Why Pitch and Intonation Matter in Language Learning
- Ann Desseyn
- Sep 7
- 3 min read

When students begin learning a new language, the focus often falls on vocabulary lists, grammar charts, and verb conjugations. Yet some of the most decisive aspects of communication lie not in the words themselves, but in how they are carried: pitch and intonation.
Pitch: Meaning in the Music of Speech
In tonal languages like Mandarin Chinese, pitch is not just decoration—it is meaning. The syllable ma can mean “mother,” “horse,” “scold,” or a question particle depending on its tone. A learner who has mastered vocabulary but neglects tone risks being understood as saying “Your horse is beautiful” when they intended to say “Your mother is beautiful”—a mistake that can quickly turn awkward.
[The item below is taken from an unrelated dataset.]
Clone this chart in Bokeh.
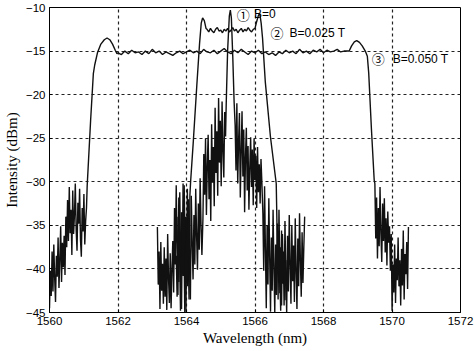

Pitch patterns can also matter in languages that are not traditionally labeled as “tonal.” In Scottish Gaelic, for example, pitch is central to how stress and emphasis work. And if your pitch at the start of the sentence doesn't start high enough, there is nowhere to go when you drop it by the end of your sentence, questions and answers. Learners who keep English intonation while speaking Gaelic often sound stiff, unnatural or worse, incomprehensible.
Intonation: Carrying Emotion and Intent
Intonation is the broader rise and fall of speech that signals intention, attitude, and rhythm. In Chinese, beyond the lexical tones, intonation layers on top to signal politeness or assertiveness.
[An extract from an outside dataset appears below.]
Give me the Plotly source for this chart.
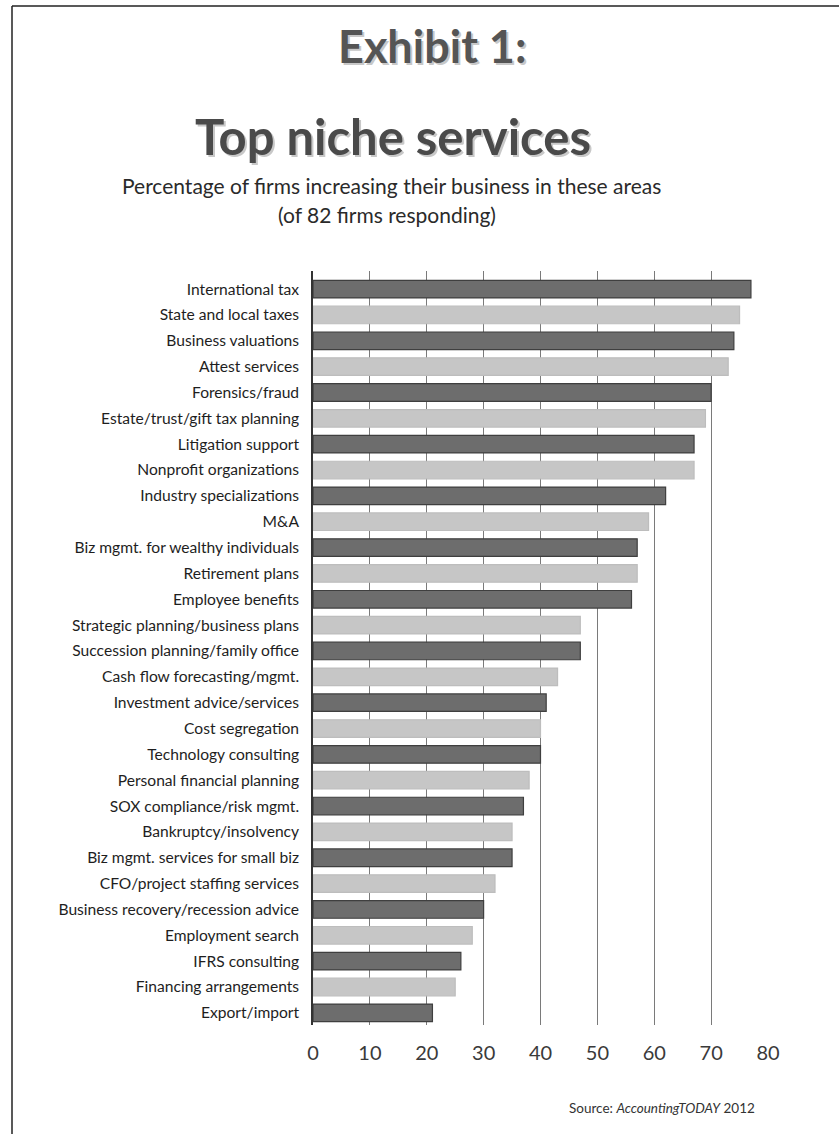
import plotly.graph_objects as go

categories = [
    "International tax", "State and local taxes", "Business valuations", "Attest services",
    "Forensics/fraud", "Estate/trust/gift tax planning", "Litigation support",
    "Nonprofit organizations", "Industry specializations", "M&A",
    "Biz mgmt. for wealthy individuals", "Retirement plans", "Employee benefits",
    "Strategic planning/business plans", "Succession planning/family office",
    "Cash flow forecasting/mgmt.", "Investment advice/services", "Cost segregation",
    "Technology consulting", "Personal financial planning", "SOX compliance/risk mgmt.",
    "Bankruptcy/insolvency", "Biz mgmt. services for small biz", "CFO/project staffing services",
    "Business recovery/recession advice", "Employment search", "IFRS consulting",
    "Financing arrangements", "Export/import",
]
values = [77, 75, 74, 73, 70, 69, 67, 67, 62, 59, 57, 57, 56, 47, 47, 43, 41, 40, 40, 38,
          37, 35, 35, 32, 30, 28, 26, 25, 21]
x_ticks = [0, 10, 20, 30, 40, 50, 60, 70, 80]

W, H = 839, 1134
DARK, LIGHT = "#6d6d6d", "#c6c6c6"
fills = [DARK if i % 2 == 0 else LIGHT for i in range(len(categories))]
lines = ["#3f3f3f" if i % 2 == 0 else "#bdbdbd" for i in range(len(categories))]

fig = go.Figure(go.Bar(
    y=categories, x=values, orientation="h", width=0.68,
    marker=dict(color=fills, line=dict(color=lines, width=1.2)),
))

px = lambda v: v / W
py = lambda v: 1 - v / H

fig.update_layout(
    width=W, height=H, margin=dict(l=0, r=0, t=0, b=0),
    paper_bgcolor="white", plot_bgcolor="white", showlegend=False,
    font=dict(family="Lato", color="#2a2a2a"),
    xaxis=dict(domain=[px(313), px(768)], range=[0, 80], tickvals=x_ticks,
               showgrid=True, gridcolor="#7a7a7a", gridwidth=1, zeroline=False,
               showline=False, ticks="", tickfont=dict(size=20, color="#3a3a3a"),
               ticklabelstandoff=14, automargin=False, anchor="y"),
    yaxis=dict(domain=[py(1025), py(271)], range=[28.47, -0.7], type="category",
               showline=True, linecolor="#333333", linewidth=1.6, showgrid=False,
               ticks="", tickfont=dict(size=15.6, color="#1e1e1e"),
               ticklabelstandoff=9, automargin=False, anchor="x"),
    shapes=[
        dict(type="line", xref="paper", yref="paper", x0=px(12), x1=px(12), y0=py(6), y1=py(H),
             line=dict(color="#222222", width=1.5)),
        dict(type="line", xref="paper", yref="paper", x0=px(12), x1=1, y0=py(6), y1=py(6),
             line=dict(color="#222222", width=1.5)),
    ],
)

def text(s, x, y, size, bold=False, color="#444", shadow=False):
    if shadow:
        fig.add_annotation(text=s, x=px(x + 2), y=py(y + 2), xref="paper", yref="paper",
                           showarrow=False, xanchor="center", yanchor="middle",
                           font=dict(size=size, color="#c8c8c8", family="Lato",
                                     weight="bold" if bold else "normal"))
    fig.add_annotation(text=s, x=px(x), y=py(y), xref="paper", yref="paper",
                       showarrow=False, xanchor="center", yanchor="middle",
                       font=dict(size=size, color=color, family="Lato",
                                 weight="bold" if bold else "normal"))

text("Exhibit 1:", 432, 46, 45, bold=True, color="#555555", shadow=True)
text("Top niche services", 393, 136, 49, bold=True, color="#4a4a4a", shadow=True)
text("Percentage of firms increasing their business in these areas", 391, 186, 21, color="#2a2a2a")
text("(of 82 firms responding)", 387, 214, 21, color="#2a2a2a")
text("Source: <i>AccountingTODAY</i> 2012", 662, 1108, 13.5, color="#333333")

fig.write_html("out.html")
In Gaelic, word intonation and emphasis shape the melody of whole sentences, giving the language its distinctive “lilt.” The lack of difference between a statement and question, the lack of rise in voice with the latter, is challenging for learners. Misplaced intonation may not always block understanding, but it limits how deeply learners can connect with the language’s true rhythm and nuance. Even when intonation errors don’t stop communication, they can hold learners back from experiencing the full richness of the language.
Why Learners Struggle
Many learners underestimate the importance of pitch and intonation because they are invisible on the page. A textbook might mark Chinese tones with diacritics or Gaelic questions with a question mark, but the ear has to train itself to hear and reproduce the subtleties. For students whose first language is relatively monotone in delivery—like Dutch or French—this adjustment can feel especially foreign.
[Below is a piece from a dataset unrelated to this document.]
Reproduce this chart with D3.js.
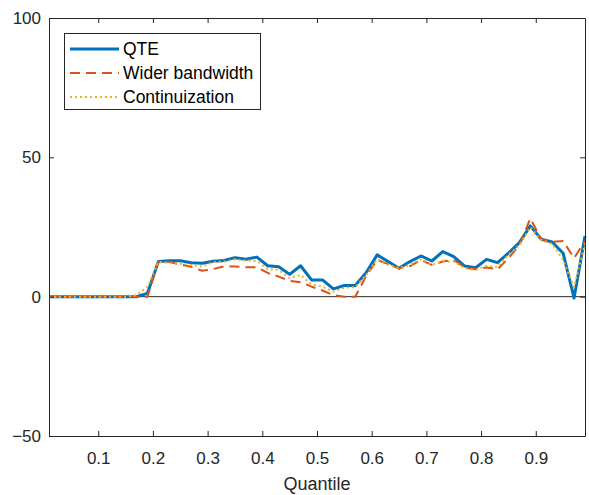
<!DOCTYPE html>
<html>
<head>
<meta charset="utf-8">
<script src="https://cdn.jsdelivr.net/npm/d3@7"></script>
<style>
  html, body { margin: 0; padding: 0; background: #fff; }
  svg { display: block; font-family: "Liberation Sans", Arial, Helvetica, sans-serif; }
</style>
</head>
<body>
<svg id="chart" width="589" height="495"></svg>
<script>
// Quantile grid: 0.01, 0.03, ..., 0.99
const quantiles = d3.range(50).map(i => +(0.01 + 0.02 * i).toFixed(2));

// Quantile treatment effect estimates
const qte = [
  0, 0, 0, 0, 0, 0, 0, 0, 0, 1.2,
  12.6, 12.9, 12.9, 12.2, 12.0, 12.7, 13.0, 14.0, 13.4, 14.2,
  11.1, 10.7, 8.0, 11.1, 6.0, 6.0, 2.8, 4.0, 4.0, 8.7,
  15.0, 12.6, 10.2, 12.6, 14.6, 12.8, 16.2, 14.4, 11.0, 10.4,
  13.4, 12.2, 15.6, 19.4, 25.4, 20.6, 19.6, 15.6, -0.5, 21.8
];

// Estimates with a wider bandwidth
const widerBandwidth = [
  0, 0, 0, 0, 0, 0, 0, 0, 0, 0,
  12.6, 12.4, 11.6, 10.7, 9.3, 9.9, 10.9, 10.8, 10.6, 10.6,
  8.5, 7.2, 5.7, 5.2, 3.6, 2.2, 0.5, 0, 0, 7.5,
  13.2, 11.7, 10.2, 11.0, 13.2, 11.4, 12.6, 13.2, 10.5, 9.8,
  10.5, 9.8, 13.8, 18.5, 28.1, 20.6, 19.7, 20.0, 13.8, 20.0
];

// Estimates using continuization
const continuization = [
  0, 0, 0, 0, 0, 0, 0, 0, 0.5, 3.5,
  12.4, 12.2, 11.8, 11.4, 10.8, 12.4, 12.6, 13.4, 13.0, 12.8,
  9.9, 9.6, 6.6, 7.8, 4.4, 3.6, 1.8, 3.2, 3.4, 7.8,
  13.4, 11.4, 10.2, 11.4, 13.4, 11.4, 12.6, 12.6, 10.2, 9.6,
  11.0, 10.6, 15.0, 18.5, 24.9, 20.3, 18.9, 13.2, 3.4, 19.2
];

const xTicks = [0.1, 0.2, 0.3, 0.4, 0.5, 0.6, 0.7, 0.8, 0.9];
const yTicks = [-50, 0, 50, 100];
const seriesNames = ["QTE", "Wider bandwidth", "Continuization"];

const svg = d3.select("#chart");
const plotLeft = 49, plotRight = 585, plotTop = 18, plotBottom = 436;
const axisColor = "#262626";
const fontSize = 17;

const x = d3.scaleLinear().domain([0.01, 0.99]).range([plotLeft, plotRight]);
const y = d3.scaleLinear().domain([-50, 100]).range([plotBottom, plotTop]);

// Zero reference line
svg.append("line")
  .attr("x1", x(0.01)).attr("x2", x(0.99))
  .attr("y1", y(0)).attr("y2", y(0))
  .attr("stroke", "#2b2b2b").attr("stroke-width", 1);

const series = [
  { name: seriesNames[0], values: qte, color: "#0072BD", width: 3, dash: null },
  { name: seriesNames[1], values: widerBandwidth, color: "#D95319", width: 2, dash: "10,6" },
  { name: seriesNames[2], values: continuization, color: "#EDB120", width: 2, dash: "2,3" }
];

const line = d3.line()
  .x((d, i) => x(quantiles[i]))
  .y(d => y(d));

series.forEach(s => {
  svg.append("path")
    .datum(s.values)
    .attr("d", line)
    .attr("fill", "none")
    .attr("stroke", s.color)
    .attr("stroke-width", s.width)
    .attr("stroke-dasharray", s.dash)
    .attr("stroke-linejoin", "round");
});

// Axes: ticks point inward, box closed on all sides
const tickLen = 5;
const bottomAxis = d3.axisBottom(x).tickValues(xTicks).tickSizeInner(-tickLen).tickSizeOuter(0)
  .tickPadding(16).tickFormat(d3.format(".1f"));
const topAxis = d3.axisTop(x).tickValues(xTicks).tickSizeInner(-tickLen).tickSizeOuter(0).tickFormat("");
const leftAxis = d3.axisLeft(y).tickValues(yTicks).tickSizeInner(-tickLen).tickSizeOuter(0).tickPadding(8);
const rightAxis = d3.axisRight(y).tickValues(yTicks).tickSizeInner(-tickLen).tickSizeOuter(0).tickFormat("");

function styleAxis(g) {
  g.select(".domain").attr("stroke", axisColor).attr("stroke-width", 1);
  g.selectAll(".tick line").attr("stroke", axisColor).attr("stroke-width", 1);
  g.selectAll(".tick text")
    .attr("fill", axisColor)
    .style("font-size", fontSize + "px")
    .style("font-family", "'Liberation Sans', Arial, sans-serif");
}

svg.append("g").attr("transform", `translate(0,${plotBottom})`).call(bottomAxis).call(styleAxis);
svg.append("g").attr("transform", `translate(0,${plotTop})`).call(topAxis).call(styleAxis);
svg.append("g").attr("transform", `translate(${plotLeft},0)`).call(leftAxis).call(styleAxis);
svg.append("g").attr("transform", `translate(${plotRight},0)`).call(rightAxis).call(styleAxis);

// Axis label
svg.append("text")
  .attr("x", (plotLeft + plotRight) / 2)
  .attr("y", 490)
  .attr("text-anchor", "middle")
  .attr("fill", axisColor)
  .style("font-size", "18px")
  .text("Quantile");

// Legend
const legend = svg.append("g");
legend.append("rect")
  .attr("x", 64.5).attr("y", 33.5)
  .attr("width", 196).attr("height", 76)
  .attr("fill", "#fff")
  .attr("stroke", axisColor).attr("stroke-width", 1);

series.forEach((s, i) => {
  const ly = 49 + i * 24;
  legend.append("line")
    .attr("x1", 70).attr("x2", 119)
    .attr("y1", ly).attr("y2", ly)
    .attr("stroke", s.color)
    .attr("stroke-width", s.width)
    .attr("stroke-dasharray", s.dash);
  legend.append("text")
    .attr("x", 123).attr("y", ly)
    .attr("dy", "0.35em")
    .attr("fill", "#000")
    .style("font-size", "17.5px")
    .text(s.name);
});
</script>
</body>
</html>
Training the Ear, Training the Voice
Mastering pitch and intonation requires a dual approach:
Listening drills: Repeated, active listening to native speech patterns. Shadowing recordings can sharpen awareness of tonal shifts.
Physical practice: The voice is a muscle. Students need to exaggerate tones and intonation at first, even if it feels unnatural, to build flexibility.
Feedback loops: Recording oneself, working with a teacher, or using AI tools to check tone accuracy keeps learners honest about their progress.
The Payoff: More Than Just Accuracy
Students who invest in pitch and intonation gain more than correct communication. They access humor, subtlety, and identity. A learner who can shift tone naturally in Mandarin moves from “foreigner who knows words” to “speaker with personality.” A Gaelic learner who captures the rhythm of local intonation patterns doesn’t just sound clearer—they sound like they belong in the conversation.
Final Thought
Languages are not only codes; they are music. To speak another tongue without its melody is like playing a violin without tuning the strings: the notes may be there, but the song is missing. For learners of Chinese, Gaelic, or any language with rich pitch and intonation, mastering the sound is not an optional flourish—it is the very heart of fluency.